[GIVEN PROBLEM]: Transcribe the material exactly. Images do not belong in the copy.

[DATA EXTRACT]:
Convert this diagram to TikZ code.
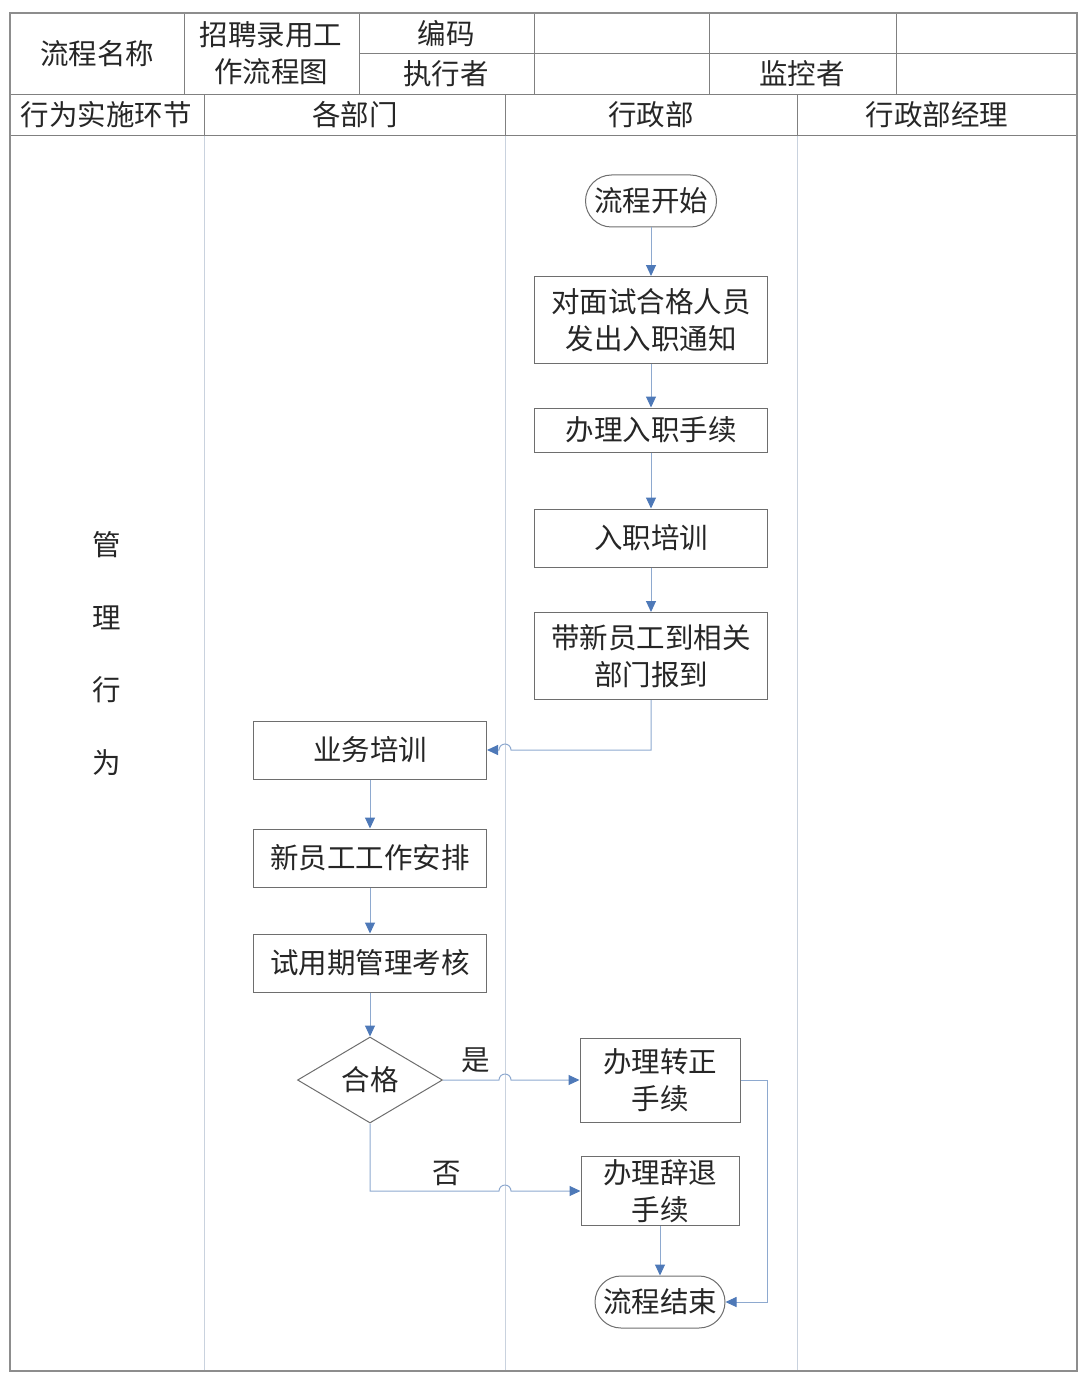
\documentclass[tikz,border=0pt]{standalone}
\usepackage{fontspec}
\setmainfont{Noto Sans CJK SC}
\usetikzlibrary{shapes.geometric,arrows.meta}
\definecolor{gridgray}{HTML}{808080}
\definecolor{lanegray}{HTML}{C9D2DE}
\definecolor{boxgray}{HTML}{6E6E6E}
\definecolor{connblue}{HTML}{8EA9CF}
\definecolor{arrowblue}{HTML}{4E79B8}
\begin{document}
\begin{tikzpicture}[x=1pt,y=1pt,
  every node/.style={font=\fontsize{28.5}{37}\selectfont, text=black!85},
  box/.style={draw=boxgray, line width=1pt, fill=white, align=center, inner sep=0pt},
  term/.style={box, rounded corners=26pt, minimum height=52pt},
  dec/.style={draw=boxgray, line width=1pt, fill=white, diamond, inner sep=0pt, minimum width=145pt, minimum height=86pt, shape aspect=1.7},
  grid/.style={draw=gridgray, line width=1pt},
  lane/.style={draw=lanegray, line width=1pt},
  conn/.style={draw=connblue, line width=1pt, -{Triangle[length=11pt,width=10pt,fill=arrowblue,color=arrowblue]}},
  lbl/.style={inner sep=0pt}
]
\useasboundingbox (0,0) rectangle (1080,-1388);
% lane lines in body
\draw[lane] (204,-136) -- (204,-1371);
\draw[lane] (505,-136) -- (505,-1371);
\draw[lane] (797,-136) -- (797,-1371);
% header grid
\draw[grid] (10,-95) -- (1077,-95);
\draw[grid] (10,-136) -- (1077,-136);
\draw[grid] (359,-54) -- (1077,-54);
\draw[grid] (184,-13) -- (184,-95);
\draw[grid] (359,-13) -- (359,-95);
\draw[grid] (534,-13) -- (534,-95);
\draw[grid] (709,-13) -- (709,-95);
\draw[grid] (896,-13) -- (896,-95);
\draw[grid] (204,-95) -- (204,-136);
\draw[grid] (505,-95) -- (505,-136);
\draw[grid] (797,-95) -- (797,-136);
% outer frame
\draw[draw=gridgray!90, line width=1.6pt] (10,-13) rectangle (1077,-1371);
% header texts
\node[lbl] (h1) at (97,-54) {流程名称};
\node[lbl, align=center] (h2) at (271,-53) {招聘录用工\\作流程图};
\node[lbl] (h3) at (446,-34) {编码};
\node[lbl] (h4) at (446,-74) {执行者};
\node[lbl] (h5) at (802,-74) {监控者};
\node[lbl] (l0) at (106,-115) {行为实施环节};
\node[lbl] (l1) at (355,-115) {各部门};
\node[lbl] (l2) at (651,-115) {行政部};
\node[lbl] (l3) at (937,-115) {行政部经理};
% left column
\node[lbl] (c1) at (107,-545) {管};
\node[lbl] (c2) at (107,-618) {理};
\node[lbl] (c3) at (107,-690) {行};
\node[lbl] (c4) at (107,-763) {为};
% flow nodes
\node[term, minimum width=131pt] (s) at (651,-201) {流程开始};
\node[box, minimum width=233pt, minimum height=87pt] (b1) at (651,-320) {对面试合格人员\\发出入职通知};
\node[box, minimum width=233pt, minimum height=44pt] (b2) at (651,-430) {办理入职手续};
\node[box, minimum width=233pt, minimum height=58pt] (b3) at (651,-538) {入职培训};
\node[box, minimum width=233pt, minimum height=87pt] (b4) at (651,-656) {带新员工到相关\\部门报到};
\node[box, minimum width=233pt, minimum height=58pt] (b5) at (370,-750) {业务培训};
\node[box, minimum width=233pt, minimum height=58pt] (b6) at (370,-858) {新员工工作安排};
\node[box, minimum width=233pt, minimum height=58pt] (b7) at (370,-963) {试用期管理考核};
\node[dec] (d) at (370,-1080) {合格};
\node[box, minimum width=160pt, minimum height=84pt] (z) at (660,-1080) {办理转正\\手续};
\node[box, minimum width=158pt, minimum height=69pt] (r) at (660,-1191) {办理辞退\\手续};
\node[term, minimum width=130pt] (e) at (660,-1302) {流程结束};
% labels
\node[lbl] (yes) at (476,-1060) {是};
\node[lbl] (no) at (447,-1173) {否};
% connectors
\draw[conn] (s) -- (b1);
\draw[conn] (b1) -- (b2);
\draw[conn] (b2) -- (b3);
\draw[conn] (b3) -- (b4);
\draw[conn] (b4.south) |- (511,-750) arc[start angle=0, end angle=180, radius=6] -- (b5.east);
\draw[conn] (b5) -- (b6);
\draw[conn] (b6) -- (b7);
\draw[conn] (b7) -- (d);
\draw[conn] (d.east) -- (499,-1080) arc[start angle=180, end angle=0, radius=6] -- (z.west);
\draw[conn] (d.south) |- (499,-1191) arc[start angle=180, end angle=0, radius=6] -- (r.west);
\draw[conn] (r) -- (e);
\draw[conn] (z.east) -- ++(27,0) |- (e.east);
\end{tikzpicture}
\end{document}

[SOLUTION FOR THIS EXERCISE]:
Convert this diagram to TikZ code.
\documentclass[tikz,border=0pt]{standalone}
\usepackage{fontspec}
\setmainfont{Noto Sans CJK SC}
\usetikzlibrary{shapes.geometric,arrows.meta}
\definecolor{gridgray}{HTML}{808080}
\definecolor{lanegray}{HTML}{C9D2DE}
\definecolor{boxgray}{HTML}{6E6E6E}
\definecolor{connblue}{HTML}{8EA9CF}
\definecolor{arrowblue}{HTML}{4E79B8}
\begin{document}
\begin{tikzpicture}[x=1pt,y=1pt,
  every node/.style={font=\fontsize{28.5}{37}\selectfont, text=black!85},
  box/.style={draw=boxgray, line width=1pt, fill=white, align=center, inner sep=0pt},
  term/.style={box, rounded corners=26pt, minimum height=52pt},
  dec/.style={draw=boxgray, line width=1pt, fill=white, diamond, inner sep=0pt, minimum width=145pt, minimum height=86pt, shape aspect=1.7},
  grid/.style={draw=gridgray, line width=1pt},
  lane/.style={draw=lanegray, line width=1pt},
  conn/.style={draw=connblue, line width=1pt, -{Triangle[length=11pt,width=10pt,fill=arrowblue,color=arrowblue]}},
  lbl/.style={inner sep=0pt}
]
\useasboundingbox (0,0) rectangle (1080,-1388);
% lane lines in body
\draw[lane] (204,-136) -- (204,-1371);
\draw[lane] (505,-136) -- (505,-1371);
\draw[lane] (797,-136) -- (797,-1371);
% header grid
\draw[grid] (10,-95) -- (1077,-95);
\draw[grid] (10,-136) -- (1077,-136);
\draw[grid] (359,-54) -- (1077,-54);
\draw[grid] (184,-13) -- (184,-95);
\draw[grid] (359,-13) -- (359,-95);
\draw[grid] (534,-13) -- (534,-95);
\draw[grid] (709,-13) -- (709,-95);
\draw[grid] (896,-13) -- (896,-95);
\draw[grid] (204,-95) -- (204,-136);
\draw[grid] (505,-95) -- (505,-136);
\draw[grid] (797,-95) -- (797,-136);
% outer frame
\draw[draw=gridgray!90, line width=1.6pt] (10,-13) rectangle (1077,-1371);
% header texts
\node[lbl] (h1) at (97,-54) {流程名称};
\node[lbl, align=center] (h2) at (271,-53) {招聘录用工\\作流程图};
\node[lbl] (h3) at (446,-34) {编码};
\node[lbl] (h4) at (446,-74) {执行者};
\node[lbl] (h5) at (802,-74) {监控者};
\node[lbl] (l0) at (106,-115) {行为实施环节};
\node[lbl] (l1) at (355,-115) {各部门};
\node[lbl] (l2) at (651,-115) {行政部};
\node[lbl] (l3) at (937,-115) {行政部经理};
% left column
\node[lbl] (c1) at (107,-545) {管};
\node[lbl] (c2) at (107,-618) {理};
\node[lbl] (c3) at (107,-690) {行};
\node[lbl] (c4) at (107,-763) {为};
% flow nodes
\node[term, minimum width=131pt] (s) at (651,-201) {流程开始};
\node[box, minimum width=233pt, minimum height=87pt] (b1) at (651,-320) {对面试合格人员\\发出入职通知};
\node[box, minimum width=233pt, minimum height=44pt] (b2) at (651,-430) {办理入职手续};
\node[box, minimum width=233pt, minimum height=58pt] (b3) at (651,-538) {入职培训};
\node[box, minimum width=233pt, minimum height=87pt] (b4) at (651,-656) {带新员工到相关\\部门报到};
\node[box, minimum width=233pt, minimum height=58pt] (b5) at (370,-750) {业务培训};
\node[box, minimum width=233pt, minimum height=58pt] (b6) at (370,-858) {新员工工作安排};
\node[box, minimum width=233pt, minimum height=58pt] (b7) at (370,-963) {试用期管理考核};
\node[dec] (d) at (370,-1080) {合格};
\node[box, minimum width=160pt, minimum height=84pt] (z) at (660,-1080) {办理转正\\手续};
\node[box, minimum width=158pt, minimum height=69pt] (r) at (660,-1191) {办理辞退\\手续};
\node[term, minimum width=130pt] (e) at (660,-1302) {流程结束};
% labels
\node[lbl] (yes) at (476,-1060) {是};
\node[lbl] (no) at (447,-1173) {否};
% connectors
\draw[conn] (s) -- (b1);
\draw[conn] (b1) -- (b2);
\draw[conn] (b2) -- (b3);
\draw[conn] (b3) -- (b4);
\draw[conn] (b4.south) |- (511,-750) arc[start angle=0, end angle=180, radius=6] -- (b5.east);
\draw[conn] (b5) -- (b6);
\draw[conn] (b6) -- (b7);
\draw[conn] (b7) -- (d);
\draw[conn] (d.east) -- (499,-1080) arc[start angle=180, end angle=0, radius=6] -- (z.west);
\draw[conn] (d.south) |- (499,-1191) arc[start angle=180, end angle=0, radius=6] -- (r.west);
\draw[conn] (r) -- (e);
\draw[conn] (z.east) -- ++(27,0) |- (e.east);
\end{tikzpicture}
\end{document}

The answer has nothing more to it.